6 comments
Skip Suricata for this one—exec() calls in Langflow are application-layer, not network patterns. I'd grep your vendor data logs for exec(, __import__, eval in the last 48h, then pivot to blocking at the Langflow config layer. We caught ours because our pipeline logs went to Splunk. Patch tomorrow but hunt today.
Been there. We caught this same CVE in staging last week. Skip hand-rolling Suricata rules—use Suricata-Update to pull ET Pro rules (they had exec() detection same day CVE dropped). Feed it vendor logs via Filebeat into Elastic. Two analysts? That's your bottleneck, not the rules. We got visibility in 90min that way instead of 6hrs building custom sigs.
Skip Suricata rules, patch tomorrow—exec() vulns move too fast for detection-only defense anyway.
Controversial take: the thing that worked was doing less, not more. Most "productivity" is just activity cosplay.
Oh man, yeah we hit this exact same wall last month at our utility too — Langflow 0.6.15 in a data ingestion pipeline, patching window tonight, SOC basically just me and a contractor. Here's what actually worked:
Before you burn time on Suricata rules, I need to ask: are you monitoring the actual Python process execution or network traffic? Because the exec() vulnerability is going to show up totally differently depending on where you're looking. We tried building network signatures first and wasted like 8 hours because Langflow was doing the malicious call internally — no external traffic to catch.
Also — what's your vendor data ingestion actually look like? JSON payloads? File uploads? That matters because the exploit vector changes. We were taking JSON from three different SCADA vendors and the exec() was getting triggered through a specific field in one vendor's schema.
Real talk: we ended up doing this instead of Suricata rules and it saved us. Built a simple Falco rule that watches for Python subprocess calls with suspicious patterns originating from the Langflow process ID, then we threw Auditbeat on top to catch the actual process execution events. Took maybe 3 hours total.
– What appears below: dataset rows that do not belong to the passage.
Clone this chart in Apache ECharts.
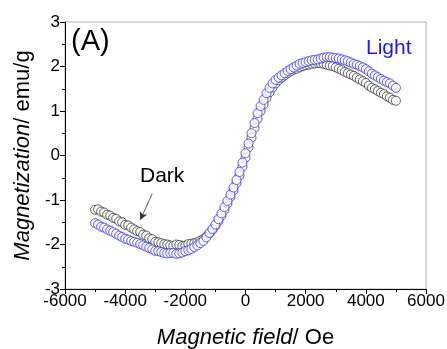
<!DOCTYPE html>
<html>
<head>
<meta charset="utf-8">
<script src="https://cdn.jsdelivr.net/npm/echarts@6/dist/echarts.min.js"></script>
<style>
  html, body { margin: 0; padding: 0; background: #fff; }
  #chart { width: 447px; height: 349px; }
</style>
</head>
<body>
<div id="chart"></div>
<script>
// field values (Oe), same for both runs
let field = [
  -5000, -4900, -4800, -4700, -4600, -4500, -4400, -4300, -4200, -4100,
  -4000, -3900, -3800, -3700, -3600, -3500, -3400, -3300, -3200, -3100,
  -3000, -2900, -2800, -2700, -2600, -2500, -2400, -2300, -2200, -2100,
  -2000, -1900, -1800, -1700, -1600, -1500, -1400, -1300, -1200, -1100,
  -1000, -900, -800, -700, -600, -500, -400, -300, -200, -100,
  0, 100, 200, 300, 400, 500, 600, 700, 800, 900,
  1000, 1100, 1200, 1300, 1400, 1500, 1600, 1700, 1800, 1900,
  2000, 2100, 2200, 2300, 2400, 2500, 2600, 2700, 2800, 2900,
  3000, 3100, 3200, 3300, 3400, 3500, 3600, 3700, 3800, 3900,
  4000, 4100, 4200, 4300, 4400, 4500, 4600, 4700, 4800, 4900,
  5000
];

// magnetization (emu/g)
let dark = [
  -1.22, -1.21, -1.26, -1.28, -1.33, -1.35, -1.40, -1.42, -1.48, -1.50,
  -1.56, -1.57, -1.62, -1.66, -1.70, -1.72, -1.78, -1.80, -1.86, -1.88,
  -1.94, -1.95, -1.97, -1.99, -2.00, -2.02, -2.03, -2.00, -2.01, -2.03,
  -2.02, -1.99, -1.98, -1.97, -1.95, -1.91, -1.88, -1.82, -1.75, -1.67,
  -1.58, -1.47, -1.35, -1.22, -1.08, -0.93, -0.78, -0.62, -0.45, -0.25,
  -0.05, 0.18, 0.40, 0.62, 0.82, 1.00, 1.15, 1.30, 1.42, 1.53,
  1.62, 1.69, 1.75, 1.80, 1.85, 1.89, 1.93, 1.95, 1.98, 2.01,
  2.03, 2.04, 2.06, 2.07, 2.08, 2.07, 2.06, 2.04, 2.02, 2.01,
  1.98, 1.95, 1.92, 1.88, 1.85, 1.82, 1.79, 1.75, 1.71, 1.67,
  1.63, 1.57, 1.52, 1.49, 1.45, 1.41, 1.38, 1.33, 1.30, 1.25,
  1.23
];

let light = [
  -1.52, -1.55, -1.60, -1.62, -1.66, -1.69, -1.72, -1.76, -1.80, -1.83,
  -1.87, -1.89, -1.92, -1.94, -1.96, -1.99, -2.02, -2.05, -2.08, -2.11,
  -2.14, -2.15, -2.17, -2.19, -2.20, -2.19, -2.19, -2.21, -2.20, -2.18,
  -2.15, -2.13, -2.10, -2.06, -2.02, -1.97, -1.92, -1.84, -1.74, -1.65,
  -1.55, -1.43, -1.30, -1.16, -1.02, -0.88, -0.72, -0.55, -0.37, -0.16,
  0.05, 0.27, 0.50, 0.73, 0.95, 1.11, 1.25, 1.40, 1.52, 1.62,
  1.70, 1.75, 1.80, 1.85, 1.90, 1.94, 1.98, 2.02, 2.06, 2.08,
  2.10, 2.12, 2.14, 2.15, 2.16, 2.18, 2.20, 2.21, 2.21, 2.20,
  2.19, 2.18, 2.16, 2.14, 2.12, 2.09, 2.06, 2.04, 2.01, 1.98,
  1.94, 1.89, 1.84, 1.80, 1.76, 1.72, 1.68, 1.65, 1.62, 1.57,
  1.52
];

(function () {
  let myChart = echarts.init(document.getElementById('chart'));
  let font = "'Liberation Sans', Arial, sans-serif";

  let pairs = (ys) => field.map((x, i) => [x, ys[i]]);

  let option = {
    animation: false,
    textStyle: { fontFamily: font },
    grid: {
      left: 65, right: 21, top: 22, bottom: 60,
      outerBoundsMode: 'none',
      containLabel: false,
      show: true, borderColor: '#b0b0b0', borderWidth: 1
    },
    xAxis: {
      type: 'value',
      min: -6000, max: 6000, interval: 2000,
      name: '{i|Magnetic field}/ Oe',
      nameLocation: 'middle',
      nameGap: 38,
      nameTextStyle: {
        fontSize: 22, color: '#000', fontFamily: font,
        rich: { i: { fontSize: 22, fontStyle: 'italic', fontFamily: font, color: '#000' } }
      },
      axisLine: { onZero: false, lineStyle: { color: '#000', width: 1 } },
      axisTick: { length: 5, lineStyle: { color: '#000' } },
      minorTick: { show: true, splitNumber: 2, length: 3, lineStyle: { color: '#000' } },
      axisLabel: { fontSize: 17, color: '#000', margin: 4, formatter: v => String(v) },
      splitLine: { show: false }
    },
    yAxis: {
      type: 'value',
      min: -3, max: 3, interval: 1,
      name: '{i|Magnetization}/ emu/g',
      nameLocation: 'middle',
      nameGap: 30,
      nameTextStyle: {
        fontSize: 22, color: '#000', fontFamily: font,
        rich: { i: { fontSize: 22, fontStyle: 'italic', fontFamily: font, color: '#000' } }
      },
      axisLine: { show: true, onZero: false, lineStyle: { color: '#000', width: 1 } },
      axisTick: { show: true, length: 5, lineStyle: { color: '#000' } },
      minorTick: { show: true, splitNumber: 2, length: 3, lineStyle: { color: '#000' } },
      axisLabel: { fontSize: 17, color: '#000', margin: 5 },
      splitLine: { show: false }
    },
    series: [
      {
        name: 'Dark',
        type: 'scatter',
        symbol: 'circle',
        symbolSize: 9,
        itemStyle: { color: '#fff', borderColor: '#3a3a3a', borderWidth: 1 },
        data: pairs(dark),
        markLine: {
          silent: true,
          symbol: ['none', 'arrow'],
          symbolSize: [6, 8],
          label: { show: false },
          lineStyle: { color: '#333', width: 0.8, type: 'solid' },
          data: [[{ coord: [-3100, -0.86] }, { coord: [-3500, -1.45] }]]
        }
      },
      {
        name: 'Light',
        type: 'scatter',
        symbol: 'circle',
        symbolSize: 9,
        itemStyle: { color: '#fff', borderColor: '#3535ff', borderWidth: 1 },
        data: pairs(light)
      }
    ],
    graphic: [
      { type: 'text', left: 71, top: 27, style: { text: '(A)', font: '29px ' + font, fill: '#000' } },
      { type: 'text', left: 366, top: 38, style: { text: 'Light', font: '21px ' + font, fill: '#1a1aff' } },
      { type: 'text', left: 140, top: 166, style: { text: 'Dark', font: '21px ' + font, fill: '#000' } }
    ]
  };

  myChart.setOption(option);
  window.addEventListener('resize', function () {
    myChart.resize();
  });
})();
</script>
</body>
</html>
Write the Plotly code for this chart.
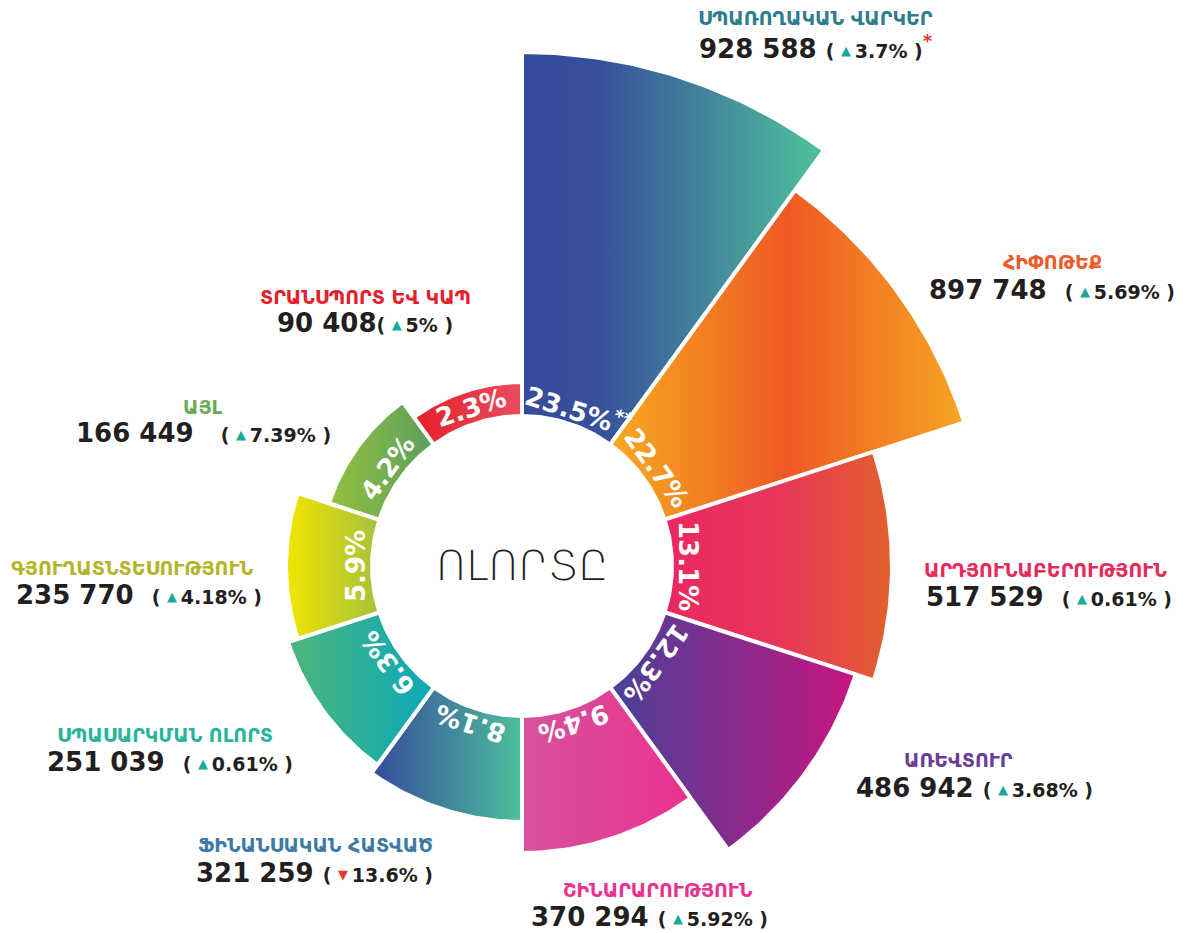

How's your visibility into actual process execution on those boxes? Got auditd running or are you purely looking at network IDS?
We used Zeek for payload inspection on our Langflow instance — caught the exec() pattern in HTTP POST bodies within hours of deploying rules. Suricata worked but needed tuning on our 10Gbps inbound feed, kept false-positiving on legitimate vendor data transforms.